Hundekari of AT Kearney believes that luxury was almost insulated even during the 2008-09 slowdown. “The reason is that a big part of the growth comes from opening new stores and not by same store sales growth,” he adds.
Given that Reliance Brands has incurred losses of Rs 18.07 crore in 2011-12, when does Mehta think the company will break even? “The day we stop growing, we will be profitable. Every baby (brands) needs time to grow. This is a long gestation business and needs deep pockets to grow,” is what he has to say.
However, Mehta knows he and his team has to work hard to sell, as fashion is part of discretionary spending. That’s more so when you have to hawk jeans that cost over Rs 13,000.

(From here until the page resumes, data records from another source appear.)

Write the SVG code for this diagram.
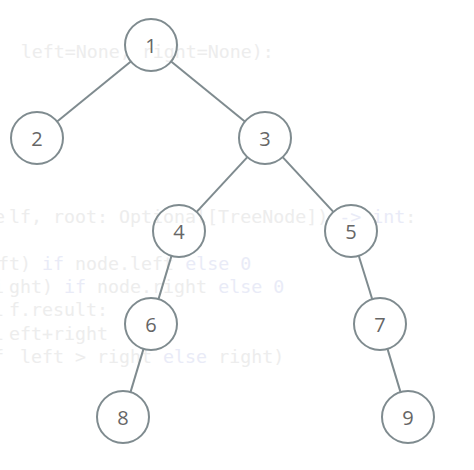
<svg xmlns="http://www.w3.org/2000/svg" width="474" height="470" viewBox="0 0 474 470">
<style>
.code{font-family:"DejaVu Sans Mono","Liberation Mono",monospace;font-size:18.3px;fill:#ededed}
.kw{fill:#e9ebf7}
.node circle{fill:none;stroke:#7f8b8f;stroke-width:2}
.node text{font-family:"Open Sans","Noto Sans","Liberation Sans",sans-serif;font-size:20px;fill:#666;text-anchor:middle}
#edges line{stroke:#7f8b8f;stroke-width:2}
</style>
<rect width="474" height="470" fill="#fff"/>
<g id="background-code">
<text class="code" x="20.7" y="58" xml:space="preserve">left=None, right=None):</text>
<text class="code" y="223" xml:space="preserve"><tspan x="-6">e</tspan><tspan x="9">lf, root: Optional[TreeNode]) </tspan><tspan class="kw">-&gt; int</tspan>:</text>
<text class="code" x="-2" y="270" xml:space="preserve">ft) <tspan class="kw">if</tspan> node.left <tspan class="kw">else 0</tspan></text>
<text class="code" y="293" xml:space="preserve"><tspan x="-7">i</tspan><tspan x="9">ght) </tspan><tspan class="kw">if</tspan> node.right <tspan class="kw">else 0</tspan></text>
<text class="code" y="316" xml:space="preserve"><tspan x="-7">l</tspan><tspan x="9">f.result:</tspan></text>
<text class="code" y="340" xml:space="preserve"><tspan x="-7">l</tspan><tspan x="9">eft+right</tspan></text>
<text class="code" y="363" xml:space="preserve"><tspan x="-7">f</tspan><tspan x="9"> left &gt; right </tspan><tspan class="kw">else</tspan> right)</text>
</g>
<g id="edges">
<line x1="130.85" y1="61.43" x2="57.15" y2="121.57"/>
<line x1="171.15" y1="61.43" x2="244.85" y2="121.57"/>
<line x1="247.35" y1="157.09" x2="196.65" y2="211.91"/>
<line x1="282.65" y1="157.09" x2="333.35" y2="211.91"/>
<line x1="171.5" y1="255.9" x2="158.5" y2="299.1"/>
<line x1="358.74" y1="255.82" x2="372.26" y2="299.18"/>
<line x1="143.5" y1="348.9" x2="130.5" y2="392.1"/>
<line x1="387.5" y1="348.9" x2="400.5" y2="392.1"/>
</g>
<g id="node1" class="node"><circle cx="151" cy="45" r="26"/><text x="151" y="52.5">1</text></g>
<g id="node2" class="node"><circle cx="37" cy="138" r="26"/><text x="37" y="145.5">2</text></g>
<g id="node3" class="node"><circle cx="265" cy="138" r="26"/><text x="265" y="145.5">3</text></g>
<g id="node4" class="node"><circle cx="179" cy="231" r="26"/><text x="179" y="238.5">4</text></g>
<g id="node5" class="node"><circle cx="351" cy="231" r="26"/><text x="351" y="238.5">5</text></g>
<g id="node6" class="node"><circle cx="151" cy="324" r="26"/><text x="151" y="331.5">6</text></g>
<g id="node7" class="node"><circle cx="380" cy="324" r="26"/><text x="380" y="331.5">7</text></g>
<g id="node8" class="node"><circle cx="123" cy="417" r="26"/><text x="123" y="424.5">8</text></g>
<g id="node9" class="node"><circle cx="408" cy="417" r="26"/><text x="408" y="424.5">9</text></g>
</svg>
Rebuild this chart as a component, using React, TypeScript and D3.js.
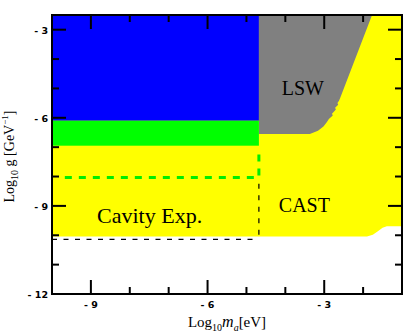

That’s why the company is holding something called ‘Trunk Shows’ and Home Shopping in tier II and III cities to increase reach. For a ‘Trunk Show’, the company books an art gallery or a banquet hall in a city and sets up a mini-store of a brand for three to four days. Reliance has already done this with four of its brands including Paul & Shark, Diesel, Ermenegildo Zegna and eventually plans to cover all the 12 brands and do this in 18 to 20 cities. “It is not commercially viable as yet for a retailer to set up these stores in tier II and IIl cities and keep them open for 365 days. With Trunk shows, we aim to tap the rich in these cities,” says Deval Shah, project head, Reliance Brands.
In ‘Home shopping’, the company appoints ‘champions’ who take appointments of people in small cities, and visit their homes, display merchandise and take orders. The company is also working on separate e-commerce sites for all its brands to tap consumers from there.
Contrary to all his protestations, Mehta is indeed in a hurry.